[What is required] Reproduce the listing below exactly, beginning with its first line and ending with the line that holds "ax.set_aspect('equal')"; pictures are not part of the copy.
## START Given data
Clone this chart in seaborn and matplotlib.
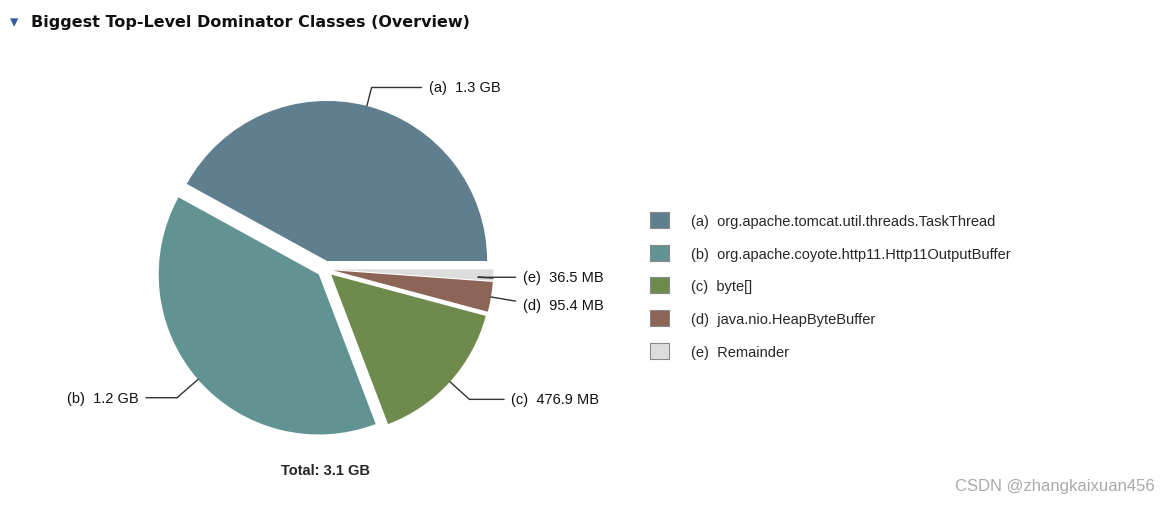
import matplotlib
matplotlib.use("Agg")
import matplotlib.pyplot as plt
import seaborn as sns
import numpy as np
from matplotlib.patches import Patch

sns.set_theme(style="white")
plt.rcParams['font.family'] = ['Liberation Sans', 'DejaVu Sans']

keys = ["(a)", "(b)", "(c)", "(d)", "(e)"]
names = ["org.apache.tomcat.util.threads.TaskThread",
         "org.apache.coyote.http11.Http11OutputBuffer",
         "byte[]", "java.nio.HeapByteBuffer", "Remainder"]
values_mb = [1331, 1229, 476.9, 95.4, 36.5]
value_labels = ["1.3 GB", "1.2 GB", "476.9 MB", "95.4 MB", "36.5 MB"]
colors = ["#5f7f8f", "#629393", "#6e8b4d", "#8c6556", "#dddddd"]
palette = sns.color_palette(colors)

fig = plt.figure(figsize=(11.7, 5.06), dpi=100)
ax = fig.add_axes([125/1170, 36/506, 400/1170, 400/506])
explode = [0.05] * 5
wedges, _ = ax.pie(values_mb, colors=palette, startangle=0, counterclock=True,
                   explode=explode, radius=0.97, wedgeprops=dict(linewidth=0))
ax.set_xlim(-1.212, 1.212)
ax.set_ylim(-1.212, 1.212)
ax.set_aspect('equal')

# label positions (text anchor) in axes data units
text_pos = [(0.63, 1.10), (-1.13, -0.78), (1.13, -0.79), (1.20, -0.22), (1.20, -0.05)]
for i, w in enumerate(wedges):
    ang = (w.theta1 + w.theta2) / 2
    if i == 4:
        ang = w.theta1 + 1
    r = w.r
    cx, cy = w.center
    x = cx + r * np.cos(np.radians(ang))
    y = cy + r * np.sin(np.radians(ang))
    tx, ty = text_pos[i]
    ha = "right" if tx < 0 else "left"
    ax.annotate(f"{keys[i]}  {value_labels[i]}", xy=(x, y), xytext=(tx, ty),
                ha=ha, va="center", fontsize=10.5, color="#111111",
                annotation_clip=False,
                arrowprops=dict(arrowstyle="-", color="#333333", lw=1,
                                shrinkA=3, shrinkB=0,
                                connectionstyle="angle,angleA=0,angleB=%f" % ang))

ax.text(0, -1.22, "Total: 3.1 GB", ha="center", va="center", fontsize=10.5,
        fontweight="bold")

handles = [Patch(facecolor=c, edgecolor="#888888", lw=0.8) for c in colors]
labels = [f"{k}  {n}" for k, n in zip(keys, names)]
fig.legend(handles, labels, loc="upper left", bbox_to_anchor=(637/1170, 1-200/506),
           frameon=False, fontsize=10.5, handlelength=1.3, handleheight=1.3,
           labelspacing=1.15, handletextpad=1.5)

fig.text(10/1170, 1-23/506, "\u25BE", color="#2f5f9f", fontsize=12, va="center")
fig.text(31/1170, 1-23/506, "Biggest Top-Level Dominator Classes (Overview)",
         fontsize=11.5, fontweight="bold", va="center", color="#111111",
         family="DejaVu Sans")
fig.text(1155/1170, 1-487/506, "CSDN @zhangkaixuan456", ha="right", va="center",
         fontsize=12, color="#aaaaaa")

fig.savefig("out.png", dpi=100)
## END Given data
[Exercise answer]
Clone this chart in seaborn and matplotlib.
import matplotlib
matplotlib.use("Agg")
import matplotlib.pyplot as plt
import seaborn as sns
import numpy as np
from matplotlib.patches import Patch

sns.set_theme(style="white")
plt.rcParams['font.family'] = ['Liberation Sans', 'DejaVu Sans']

keys = ["(a)", "(b)", "(c)", "(d)", "(e)"]
names = ["org.apache.tomcat.util.threads.TaskThread",
         "org.apache.coyote.http11.Http11OutputBuffer",
         "byte[]", "java.nio.HeapByteBuffer", "Remainder"]
values_mb = [1331, 1229, 476.9, 95.4, 36.5]
value_labels = ["1.3 GB", "1.2 GB", "476.9 MB", "95.4 MB", "36.5 MB"]
colors = ["#5f7f8f", "#629393", "#6e8b4d", "#8c6556", "#dddddd"]
palette = sns.color_palette(colors)

fig = plt.figure(figsize=(11.7, 5.06), dpi=100)
ax = fig.add_axes([125/1170, 36/506, 400/1170, 400/506])
explode = [0.05] * 5
wedges, _ = ax.pie(values_mb, colors=palette, startangle=0, counterclock=True,
                   explode=explode, radius=0.97, wedgeprops=dict(linewidth=0))
ax.set_xlim(-1.212, 1.212)
ax.set_ylim(-1.212, 1.212)
ax.set_aspect('equal')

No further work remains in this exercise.